Here’s a YouTube clip of Florez singing the aria (in a different production, with less than ideal sound quality):
And, by way of encore (and for purposes of comparison), here’s Luciano Pavarotti singing the same aria:
Later in the evening, we went to see the new play Tribes, which is playing at the Barrow Street Theatre, an Off-Broadway theater down in Greenwich Village not far from where I used to live. I had read a review of the show in the New Yorker a few weeks ago, and it caught both Amanda’s and my interest.
It’s a complicated play, and not a very happy one, about identity and language and how those two things influence (or are influenced by) the groups we belong to (voluntarily or otherwise). The setting is a family of five, where the parents and two of the children are each engaged in some sort of literary/artistic pursuit — the father is a former professor who now writes books, the mother is an aspiring novelist, the daughter a singer, and the son is working on his thesis in a field that seems to be worried about the expressive limitations of language. Taking their cue from the father of the family — who seems to view argument as a blood sport, and whose only mode of communication is argument — these four characters exist in a torrent of words, as they argue, write, read, tease, criticize and, only very occasionally, comfort each other. Sitting silently in the middle of this domestic storm is a second son, who is deaf. He’s been brought up to read lips and not to sign (so as to avoid being subsumed into what the father clearly believes is a linguistically inferior subculture of deaf people). He does well with lipreading but still misses a lot of what is said, and no one ever takes the time to fill him in entirely.

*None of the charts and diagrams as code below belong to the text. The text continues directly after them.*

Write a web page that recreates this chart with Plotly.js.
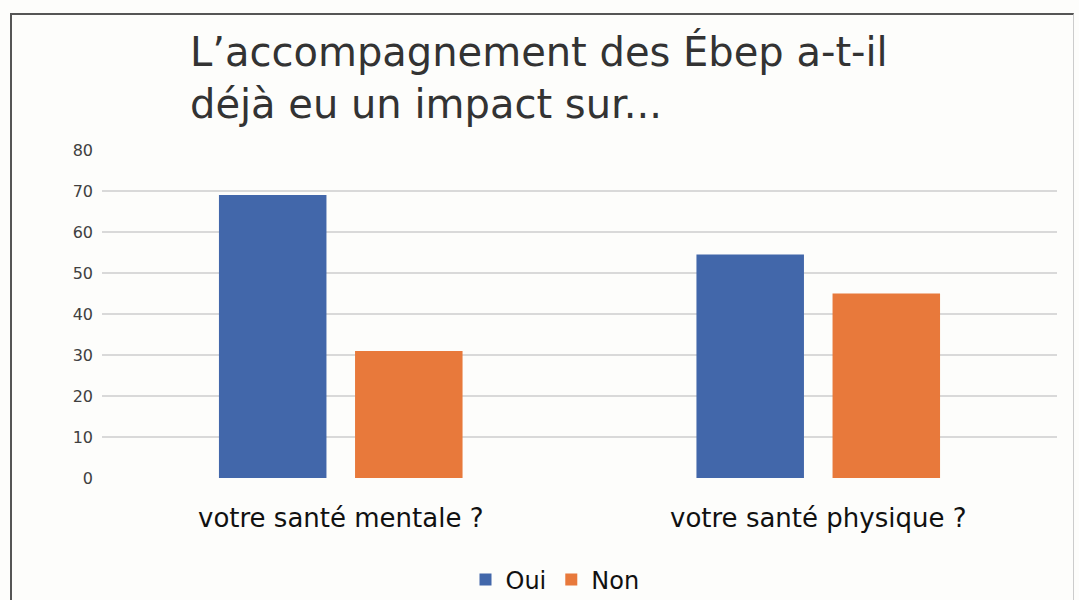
<!DOCTYPE html>
<html>
<head>
<meta charset="utf-8">
<script src="https://cdn.plot.ly/plotly-3.0.1.min.js"></script>
<style>
  html, body { margin:0; padding:0; background:#ffffff; }
  #wrap { position:relative; width:1079px; height:600px; overflow:hidden; }
  #chart { width:1079px; height:600px; }
  #frame { position:absolute; left:10px; top:13px; width:1064px; height:640px; border:2px solid #555; border-right:1px solid #ccc; pointer-events:none; box-sizing:border-box; }
</style>
</head>
<body>
<div id="wrap">
<div id="chart"></div>
<div id="frame"></div>
</div>
<script>
const categories = ["votre santé mentale ?", "votre santé physique ?"];
const oui = [69, 54.5];
const non = [31, 45];
const seriesNames = ["Oui", "Non"];
const yTicks = [0, 10, 20, 30, 40, 50, 60, 70, 80];

const font = "DejaVu Sans, Verdana, sans-serif";

const data = [
  { type: "bar", name: seriesNames[0], x: categories, y: oui, marker: { color: "#4267AA" } },
  { type: "bar", name: seriesNames[1], x: categories, y: non, marker: { color: "#E8793B" } }
];

const layout = {
  width: 1079, height: 600,
  paper_bgcolor: "#fdfdfb", plot_bgcolor: "#fdfdfb",
  margin: { l: 102, r: 22, t: 150, b: 122 },
  barmode: "group", bargap: 0.43, bargroupgap: 0.21,
  title: {
    text: "L’accompagnement des Ébep a-t-il<br>déjà eu un impact sur...",
    x: 190 / 1079, xref: "container", xanchor: "left",
    y: 1 - 66 / 600, yref: "container", yanchor: "top",
    font: { family: font, size: 40, color: "#333333" }
  },
  xaxis: {
    type: "category",
    tickfont: { family: font, size: 26, color: "#111111" },
    showgrid: false, zeroline: false, showline: false,
    ticks: "", ticklabelstandoff: 22
  },
  yaxis: {
    range: [0, 80], tickvals: yTicks, ticktext: yTicks.map(String),
    tickfont: { family: font, size: 16, color: "#404040" },
    showgrid: true, gridcolor: "#d9d9d9", gridwidth: 1.5,
    zeroline: false, showline: false, ticks: "", ticklabelstandoff: 8
  },
  showlegend: true,
  legend: {
    orientation: "h", xref: "container", yref: "container",
    x: 555 / 1079, xanchor: "center", y: 1 - 580 / 600, yanchor: "middle",
    font: { family: font, size: 24, color: "#111111" },
    itemwidth: 30, traceorder: "normal"
  }
};

Plotly.newPlot("chart", data, layout, { displayModeBar: false, staticPlot: true });
</script>
</body>
</html>
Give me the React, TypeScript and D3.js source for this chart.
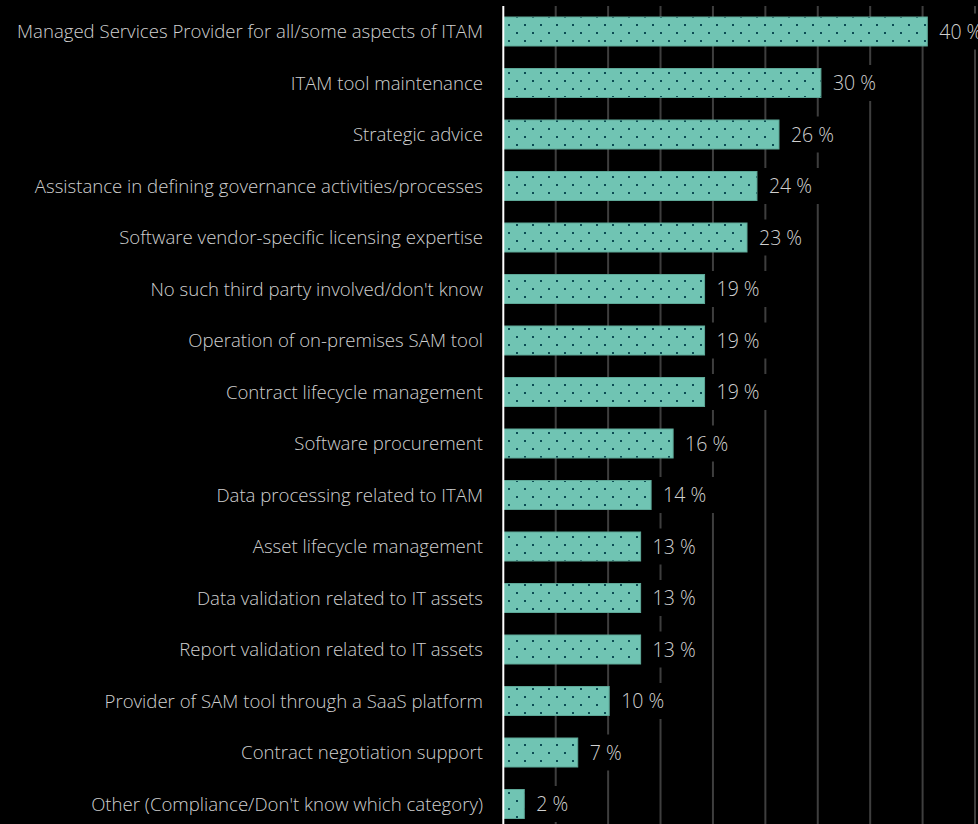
import React from "react";
import * as d3 from "d3";

const categories = [
  "Managed Services Provider for all/some aspects of ITAM",
  "ITAM tool maintenance",
  "Strategic advice",
  "Assistance in defining governance activities/processes",
  "Software vendor-specific licensing expertise",
  "No such third party involved/don't know",
  "Operation of on-premises SAM tool",
  "Contract lifecycle management",
  "Software procurement",
  "Data processing related to ITAM",
  "Asset lifecycle management",
  "Data validation related to IT assets",
  "Report validation related to IT assets",
  "Provider of SAM tool through a SaaS platform",
  "Contract negotiation support",
  "Other (Compliance/Don't know which category)",
];
const values = [40.45, 30.3, 26.3, 24.2, 23.25, 19.2, 19.2, 19.2, 16.2, 14.1, 13.1, 13.1, 13.1, 10.1, 7.1, 2.0];
const valueLabels = ["40 %", "30 %", "26 %", "24 %", "23 %", "19 %", "19 %", "19 %", "16 %", "14 %", "13 %", "13 %", "13 %", "10 %", "7 %", "2 %"];
const gridTicks = [5, 10, 15, 20, 25, 30, 35, 40, 45];

const W = 978;
const H = 824;
const FONT = "'Open Sans', sans-serif";

export default function App() {
  const x = d3.scaleLinear().domain([0, 45]).range([503.3, 975]);
  const y = d3
    .scaleBand<string>()
    .domain(categories)
    .range([5.75, 5.75 + 51.5 * 16])
    .paddingInner(0.437)
    .paddingOuter(0.2185);
  const bw = y.bandwidth();

  return (
    <svg
      width={W}
      height={H}
      style={{ position: "absolute", left: 0, top: 0, background: "#000" }}
    >
      <defs>
        <pattern id="dots" patternUnits="userSpaceOnUse" width={16} height={16}>
          <rect x={0} y={0} width={16} height={16} fill="#70c4b3" />
          <rect x={12} y={8} width={2} height={2} fill="#0b4c54" />
          <rect x={4} y={0} width={2} height={2} fill="#0b4c54" />
        </pattern>
      </defs>
      <rect x={0} y={0} width={W} height={H} fill="#000" />
      {gridTicks.map((t) => (
        <line
          key={t}
          x1={x(t)}
          x2={x(t)}
          y1={6}
          y2={H}
          stroke="#3e3e3e"
          strokeWidth={2}
        />
      ))}
      {categories.map((c, i) => {
        const yy = y(c)!;
        const xe = x(values[i]);
        const cy = yy + bw / 2;
        const lw = valueLabels[i].length * 11 + 10;
        return (
          <g key={c}>
            <rect
              x={x(0)}
              y={yy}
              width={xe - x(0)}
              height={bw}
              fill="url(#dots)"
              stroke="#5ea898"
              strokeWidth={1}
            />
            <rect x={xe + 5} y={cy - 18} width={lw + 4} height={36} fill="#000" />
            <text
              x={xe + 12}
              y={cy}
              dy="0.36em"
              fill="#d0d0d0"
              fontFamily={FONT}
              fontWeight={300}
              fontSize={19.5}
            >
              {valueLabels[i]}
            </text>
            <text
              x={483}
              y={cy}
              dy="0.36em"
              textAnchor="end"
              fill="#d0d0d0"
              fontFamily={FONT}
              fontWeight={300}
              fontSize={18.6}
            >
              {c}
            </text>
          </g>
        );
      })}
      <line x1={x(0)} x2={x(0)} y1={6} y2={H} stroke="#ffffff" strokeWidth={2} />
    </svg>
  );
}
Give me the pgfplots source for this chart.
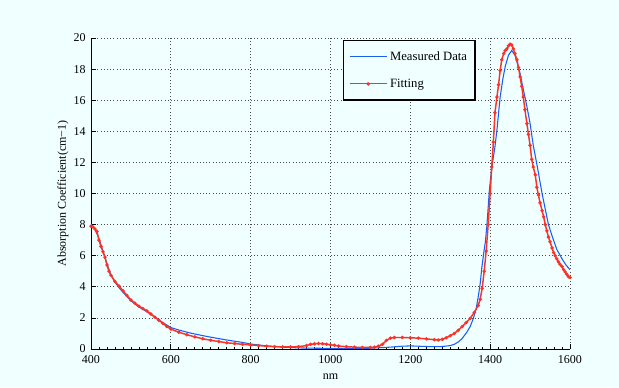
\documentclass[border=0pt]{standalone}
\usepackage{fontspec}
\setmainfont{Liberation Serif}
\usepackage{pgfplots}
\pgfplotsset{compat=1.18}
\definecolor{bg}{RGB}{240,255,255}
\definecolor{mblue}{RGB}{25,95,245}
\definecolor{mred}{RGB}{250,50,40}
\begin{document}
\begin{tikzpicture}
\fill[bg] (0pt,0pt) rectangle (464.25pt,290.25pt);
\useasboundingbox (0pt,0pt) rectangle (464.25pt,290.25pt);
\begin{axis}[
  at={(68.25pt,28.5pt)}, anchor=south west,
  scale only axis, width=359.25pt, height=233.25pt,
  xmin=400, xmax=1600, ymin=0, ymax=20,
  axis x line*=bottom, axis y line*=left,
  axis line style={black, line width=0.6pt},
  xtick={400,600,...,1600}, ytick={0,2,...,20},
  minor x tick num=9,
  tick align=inside,
  major tick length=3.5pt, minor tick length=1.5pt,
  tick style={black, line width=0.5pt},
  grid=major,
  major grid style={black!70, dotted, line width=0.5pt},
  ticklabel style={font=\fontsize{9}{10}\selectfont},
  xticklabel style={yshift=-1.5pt},
  yticklabel style={xshift=-0.5pt},
  /pgf/number format/assume math mode=true,
  /pgf/number format/1000 sep={},
  xlabel={nm}, ylabel={Absorption Coefficient(cm−1)},
  label style={font=\fontsize{9}{10}\selectfont},
  xlabel style={yshift=-1pt},
  ylabel style={yshift=-3pt},
  legend style={at={(0.526,0.994)}, anchor=north west, draw=black, line width=1.1pt,
    fill=bg, font=\fontsize{9.5}{11}\selectfont, row sep=8.5pt,
    inner xsep=4pt, inner ysep=6pt},
  legend cell align=left,
  legend image code/.code={\draw[#1, line width=0.8pt] (0pt,0pt) -- (28pt,0pt); \path[#1, only marks] plot coordinates {(14pt,0pt)};},
]
\addplot[mblue, line width=0.8pt, no markers] coordinates {
(400,8.05) (410,7.7) (420,7.1) (430,6.3) (440,5.5) (450,4.75) (460,4.3) (470,3.95) (480,3.65)
(500,3.1) (520,2.7) (540,2.4) (560,2.05) (580,1.7) (600,1.38) (620,1.22) (650,1.02) (680,0.86)
(700,0.76) (740,0.58) (780,0.42) (800,0.32) (840,0.2) (880,0.12) (920,0.07) (960,0.05)
(1000,0.04) (1050,0.04) (1100,0.05) (1150,0.12) (1180,0.18) (1200,0.2) (1220,0.18) (1250,0.15)
(1280,0.16) (1300,0.22) (1310,0.3) (1320,0.45) (1330,0.68) (1342,1.1) (1350,1.45) (1358,1.97)
(1365,2.6) (1371,3.5) (1375,4.2) (1379,5.2) (1384,6.2) (1388,6.9) (1392,8.0) (1398,10.2)
(1402,11.2) (1406,12.0) (1412,13.0) (1417,14.1) (1425,16.2) (1432,17.4) (1438,18.2) (1446,18.9)
(1454,19.2) (1462,18.9) (1468,18.4) (1475,17.7) (1483,16.7) (1492,15.6) (1500,14.5) (1508,13.1)
(1519,11.6) (1530,10.0) (1538,9.0) (1546,8.0) (1556,7.2) (1567,6.4) (1580,5.8) (1590,5.4) (1600,5.1)
};
\addlegendentry{Measured Data}
\addplot[mred, line width=1.1pt, mark=*, mark size=0.65pt] coordinates {
(400,7.90) (405,7.85) (410,7.72) (415,7.55) (420,7.0) (425,6.6) (430,6.25) (435,5.9) (440,5.4)
(445,5.0) (450,4.75) (460,4.35) (470,4.05) (480,3.75) (490,3.45) (500,3.15) (510,2.95) (520,2.75)
(530,2.6) (540,2.45) (550,2.25) (560,2.05) (570,1.85) (580,1.65) (590,1.45) (600,1.28) (620,1.08)
(640,0.92) (660,0.78) (680,0.66) (700,0.56) (720,0.48) (740,0.40) (760,0.35) (780,0.30) (800,0.26)
(820,0.22) (840,0.18) (860,0.15) (880,0.14) (900,0.14) (920,0.15) (940,0.22) (950,0.30) (960,0.33)
(970,0.35) (980,0.34) (990,0.31) (1000,0.27) (1010,0.24) (1020,0.19) (1040,0.15) (1060,0.12)
(1080,0.10) (1100,0.10) (1110,0.12) (1120,0.18) (1130,0.30) (1140,0.55) (1150,0.70) (1160,0.74)
(1180,0.74) (1200,0.72) (1220,0.70) (1240,0.65) (1260,0.60) (1270,0.58) (1280,0.62) (1290,0.72)
(1300,0.85) (1310,1.0) (1320,1.2) (1330,1.45) (1340,1.7) (1350,1.97) (1360,2.35) (1370,2.8)
(1375,3.2) (1380,3.9) (1385,5.0) (1390,6.3) (1395,8.0) (1400,10.0) (1404,11.7) (1408,13.3)
(1412,15.2) (1417,16.2) (1421,17.0) (1425,17.9) (1429,18.6) (1434,19.0) (1438,19.2) (1442,19.3)
(1446,19.5) (1450,19.6) (1454,19.55) (1458,19.3) (1462,19.0) (1467,18.6) (1471,18.1) (1475,17.5)
(1479,16.9) (1483,16.2) (1487,15.4) (1492,14.5) (1496,13.8) (1500,13.1) (1504,12.2) (1508,11.7)
(1513,11.2) (1517,10.4) (1521,9.9) (1525,9.4) (1530,8.9) (1534,8.5) (1538,8.0) (1542,7.6)
(1546,7.2) (1550,6.9) (1555,6.5) (1559,6.2) (1563,6.0) (1567,5.8) (1571,5.6) (1575,5.45)
(1580,5.3) (1584,5.1) (1588,4.95) (1592,4.8) (1596,4.65) (1600,4.6)
};
\addlegendentry{Fitting}
\end{axis}
\end{tikzpicture}
\end{document}
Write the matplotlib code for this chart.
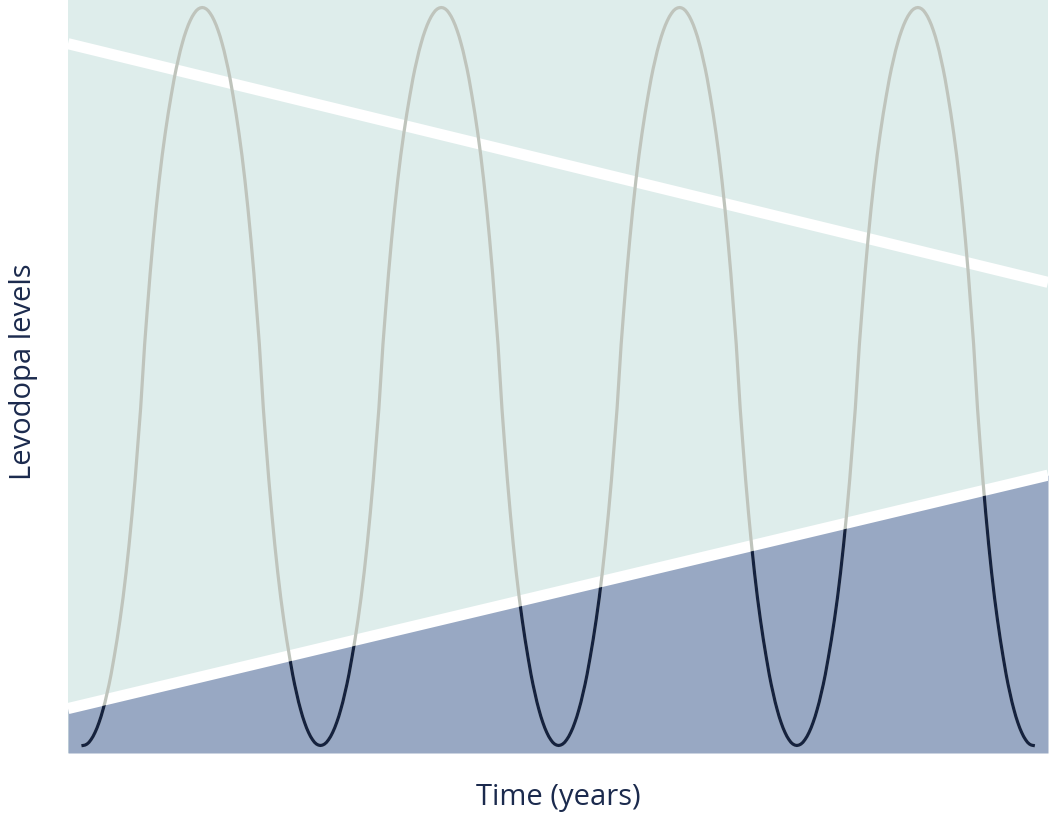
import matplotlib
matplotlib.use("Agg")
import matplotlib.pyplot as plt
import numpy as np
from matplotlib.patches import Polygon
from matplotlib.transforms import offset_copy

plt.rcParams['font.family'] = ['Open Sans', 'DejaVu Sans']

# values: time on a 0-10 scale, level on a 0-100 scale
trough_times = [0.153, 2.576, 5.006, 7.437, 9.850]
peak_times = [1.370, 3.810, 6.241, 8.672]
trough_level = 1.0
peak_level = 99.0

# shape of one swing from trough to peak, as fractions of its time span and height
swing_time_frac = [0, .0168, .0336, .0504, .0672, .084, .1008, .1176, .1345, .1513, .1681,
                   .1849, .2017, .2185, .2353, .2605, .2857, .3109, .3361, .3613, .3866, .4118,
                   .4370, .4622, .4832, .5, .5168, .5378, .5630, .5882, .6134, .6387, .6639,
                   .6891, .7143, .7395, .7647, .7815, .7983, .8151, .8319, .8487, .8655, .8824,
                   .8992, .9160, .9328, .9496, .9664, .9832, 1]
swing_level_frac = [0, .0005, .0019, .0043, .0079, .0122, .0176, .0238, .0312, .0393, .0488,
                    .0589, .0705, .0827, .0962, .1192, .1436, .1707, .2005, .2344, .2724, .3144,
                    .3604, .4119, .4566, .5, .5434, .5881, .6396, .6856, .7276, .7656, .7995,
                    .8293, .8564, .8808, .9038, .9173, .9295, .9411, .9512, .9607, .9688, .9762,
                    .9824, .9878, .9921, .9957, .9981, .9995, 1]

# therapeutic window edges
window_time = [0, 10]
floor_level = [5.9, 36.9]      # below: "off" zone
ceiling_level = [94.2, 62.5]   # above: dyskinesia zone

# colours
bg = '#deedeb'
off_fill = '#98a8c3'
navy = '#15223f'
grey = '#bfc4bc'
text_col = '#1b2a4d'

# join the swings trough -> peak -> trough ...
ext_t, ext_l = [], []
for i, tt in enumerate(trough_times):
    ext_t.append(tt); ext_l.append(trough_level)
    if i < len(peak_times):
        ext_t.append(peak_times[i]); ext_l.append(peak_level)
f = np.array(swing_time_frac)
g = np.array(swing_level_frac)
curve_t, curve_l = [], []
for k in range(len(ext_t) - 1):
    a, b = ext_t[k], ext_t[k + 1]
    la, lb = ext_l[k], ext_l[k + 1]
    seg_t = a + f * (b - a)
    seg_l = la + g * (lb - la)
    if k > 0:
        seg_t, seg_l = seg_t[1:], seg_l[1:]
    curve_t.extend(seg_t); curve_l.extend(seg_l)

fig = plt.figure(figsize=(10.5, 8.16), dpi=100)
ax = fig.add_axes([68 / 1050, 63 / 816, 980 / 1050, 753 / 816])
ax.set_facecolor(bg)
ax.set_xlim(0, 10)
ax.set_ylim(0, 100)
for s in ax.spines.values():
    s.set_visible(False)
ax.set_xticks([]); ax.set_yticks([])

ax.fill_between(window_time, 0, floor_level, color=off_fill, lw=0, zorder=1)
band = 8.0
ax.plot(window_time, floor_level, color='white', lw=band, solid_capstyle='butt', zorder=2)
ax.plot(window_time, ceiling_level, color='white', lw=band, solid_capstyle='butt', zorder=2)

ax.plot(curve_t, curve_l, color=grey, lw=2.3, zorder=3, solid_joinstyle='round')
dark, = ax.plot(curve_t, curve_l, color=navy, lw=2.3, zorder=4, solid_joinstyle='round')
clip = Polygon([[window_time[0], -5], [window_time[0], floor_level[0]],
                [window_time[1], floor_level[1]], [window_time[1], -5]],
               closed=True, transform=offset_copy(ax.transData, fig=fig, y=-band * 100 / 72 / 2, units='dots'))
dark.set_clip_path(clip)

fig.text(558 / 1050, 1 - 797 / 816, 'Time (years)', ha='center', va='center', fontsize=21, color=text_col)
fig.text(24 / 1050, 1 - 372 / 816, 'Levodopa levels', ha='center', va='center', rotation=90,
         fontsize=21, color=text_col)

fig.savefig('out.png', dpi=100, facecolor='white')
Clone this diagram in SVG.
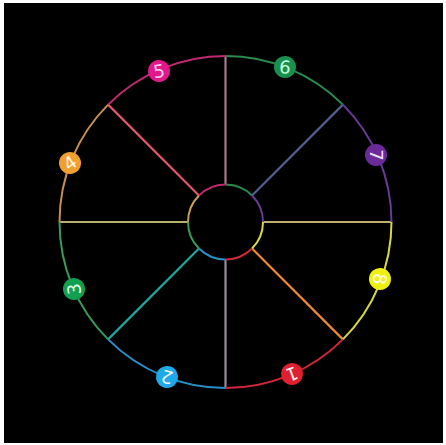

Eventually Billy, the deaf son, meets a girl (Sylvia) who is his opposite: She was raised in a deaf family but is, herself, hearing. At least for now. She’s rapidly going deaf, and so is transitioning with difficulty into the the deaf community. Billy comes along and discovers a whole new world where he seems to fit.
That’s about it for the plot. The real interest comes from the themes that emerge. How different groups view others (in this case, it’s the hearing versus the deaf; the English-speaking versus the non-English), and how those groups establish hierarchies within themselves that serve both to include and to exclude. What it means (and what it takes) to move from one group to another, and whether you can ever really leave your old group. Whether you can or should change the centerpiece of your identity.
Very appropriately for the day, there was an extended discussion on the merits of communication through non-verbal means. To ward off the offensive attacks of the father, who clearly feels any language other than verbal English must be intellectually, expressively and probably morally inferior, Sylvia explains that sign, unlike verbal language, is able to take complicated concepts and convey them without having to pin them down into words that obscure meaning. She runs through a series of signs for concepts such as worry, insecurity, happiness, love, jealousy. As she does, the sister (the singer) starts to get it — “Oh,” she says, “it’s like opera — you don’t understand the words, but it gives you feelings.”